**DATA PROVIDED**

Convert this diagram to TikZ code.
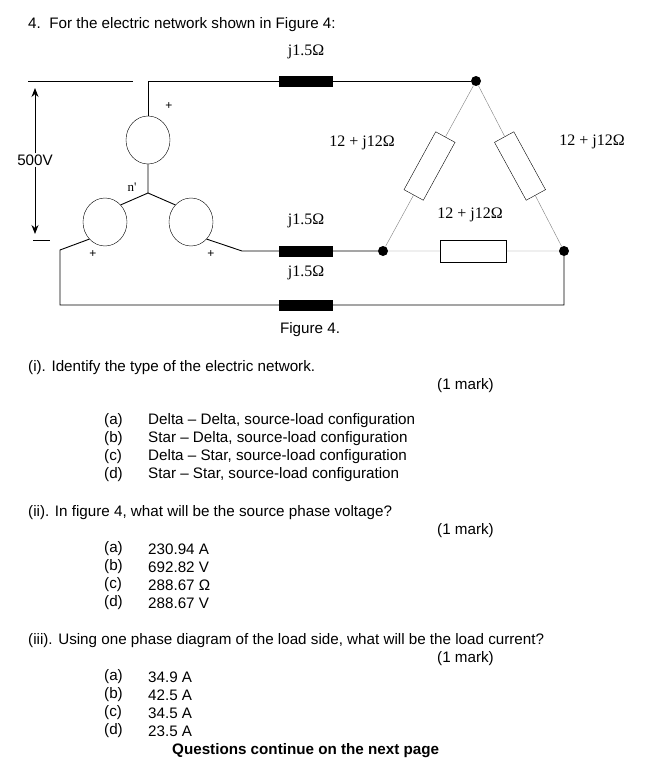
\documentclass[tikz,border=0pt]{standalone}
\usepackage{fontspec}
\setmainfont{Liberation Sans}
\newfontfamily\serifc{Liberation Serif}
\usetikzlibrary{arrows.meta,shapes.geometric,calc}
\begin{document}
\begin{tikzpicture}[x=1pt,y=-1pt,
  txt/.style={inner sep=0pt,anchor=west,font=\fontsize{15.2}{17}\selectfont},
  lbl/.style={inner sep=0pt,font=\serifc\fontsize{16}{18}\selectfont},
  src/.style={draw,ellipse,minimum width=44pt,minimum height=48pt,inner sep=0pt},
  ind/.style={fill=black,minimum width=54pt,minimum height=11pt,inner sep=0pt},
  res/.style={draw,fill=white,minimum width=66pt,minimum height=22pt,inner sep=0pt},
  dot/.style={circle,fill=black,minimum size=10pt,inner sep=0pt},
  wire/.style={line width=0.9pt},
  pl/.style={inner sep=0pt,font=\fontsize{12}{13}\selectfont}]
\useasboundingbox (0,0) rectangle (651,776);
\fill[white] (0,0) rectangle (651,776);
\node[txt] (t0) at (28,25) {4.\ \ For the electric network shown in Figure 4:};
% sources
\node[src] (sa) at (148,140) {};
\node[src] (sb) at (105,222) {};
\node[src] (sc) at (191,222) {};
\coordinate (n) at (148,193);
\draw[wire] (sa.south) -- (n) -- (sb.north east) (n) -- (sc.north west);
\node[inner sep=0pt,font=\serifc\fontsize{13}{14}\selectfont] (nl) at (132,187) {n'};
\node[pl] (p1) at (169,106) {+};
\node[pl] (p2) at (93,254) {+};
\node[pl] (p3) at (211,254) {+};
% inductors
\node[ind] (la) at (306,81) {};
\node[ind] (lb) at (306,251) {};
\node[ind] (lc) at (306,305) {};
\node[lbl] (la1) at (306,52) {j1.5Ω};
\node[lbl] (lb1) at (306,221) {j1.5Ω};
\node[lbl] (lc1) at (306,273) {j1.5Ω};
% delta nodes
\node[dot] (A) at (476,81) {};
\node[dot] (B) at (383,251) {};
\node[dot] (C) at (564,251) {};
\coordinate (a1) at (148,81);
\coordinate (b1) at (60,250);
\coordinate (b2) at (60,305);
\coordinate (c1) at (242,251);
\coordinate (d1) at (564,305);
\draw[wire] (sa.north) -- (a1) -- (la.west) (la.east) -- (A);
\draw[wire] (sb.south west) -- (b1) -- (b2) -- (lc.west) (lc.east) -- (d1) -- (C);
\draw[wire] (sc.south east) -- (c1) -- (lb.west) (lb.east) -- (B);
% delta resistors
\node[res,rotate=61.3] (rl) at ($(A)!0.5!(B)$) {};
\node[res,rotate=-61.3] (rr) at ($(A)!0.5!(C)$) {};
\node[res] (rb) at ($(B)!0.5!(C)$) {};
\draw[gray] (A) -- (rl) -- (B) (A) -- (rr) -- (C) (B) -- (rb) -- (C);
\node[lbl] (r1) at (362,143) {12 + j12Ω};
\node[lbl] (r2) at (592,142) {12 + j12Ω};
\node[lbl] (r3) at (470,215) {12 + j12Ω};
% 500V
\coordinate (tl1) at (28,81); \coordinate (tl2) at (133,81);
\draw[wire] (tl1) -- (tl2);
\coordinate (bd1) at (33,240); \coordinate (bd2) at (50,240);
\draw[wire] (bd1) -- (bd2);
\node[inner sep=1pt,fill=white,font=\fontsize{15.2}{17}\selectfont] (v) at (35,160) {500V};
\coordinate (ar1) at (35,88); \coordinate (ar2) at (35,234);
\draw[wire,-{Stealth[length=9pt,width=7pt]}] (v) -- (ar1);
\draw[wire,-{Stealth[length=9pt,width=7pt]}] (v) -- (ar2);
\node[txt,anchor=center] (f4) at (310,330) {Figure 4.};
% questions
\node[txt] (q1) at (28,368) {(i). Identify the type of the electric network.};
\node[txt] (m1) at (437,386) {(1 mark)};
\foreach \y/\l/\t [count=\i] in {421/(a)/{Delta – Delta, source-load configuration},439/(b)/{Star – Delta, source-load configuration},457/(c)/{Delta – Star, source-load configuration},475/(d)/{Star – Star, source-load configuration}}{
  \node[txt] (a\i) at (104,\y) {\l}; \node[txt] (b\i) at (148,\y) {\t};}
\node[txt] (q2) at (28,513) {(ii). In figure 4, what will be the source phase voltage?};
\node[txt] (m2) at (437,531) {(1 mark)};
\foreach \y/\l/\t [count=\i] in {549/(a)/230.94 A,567/(b)/692.82 V,585/(c)/288.67 Ω,603/(d)/288.67 V}{
  \node[txt] (c\i) at (104,\y) {\l}; \node[txt] (d\i) at (148,\y) {\t};}
\node[txt] (q3) at (28,641) {(iii). Using one phase diagram of the load side, what will be the load current?};
\node[txt] (m3) at (437,659) {(1 mark)};
\foreach \y/\l/\t [count=\i] in {677/(a)/34.9 A,695/(b)/42.5 A,713/(c)/34.5 A,731/(d)/23.5 A}{
  \node[txt] (e\i) at (104,\y) {\l}; \node[txt] (f\i) at (148,\y) {\t};}
\node[txt,font=\bfseries\fontsize{15.2}{17}\selectfont] (qc) at (172,751) {Questions continue on the next page};
\end{tikzpicture}
\end{document}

**REQUIRED WORK**
Copy out every line holding the string "diagram".

**THE COMPLETED TASK**
Convert this diagram to TikZ code.
\node[txt] (q3) at (28,641) {(iii). Using one phase diagram of the load side, what will be the load current?};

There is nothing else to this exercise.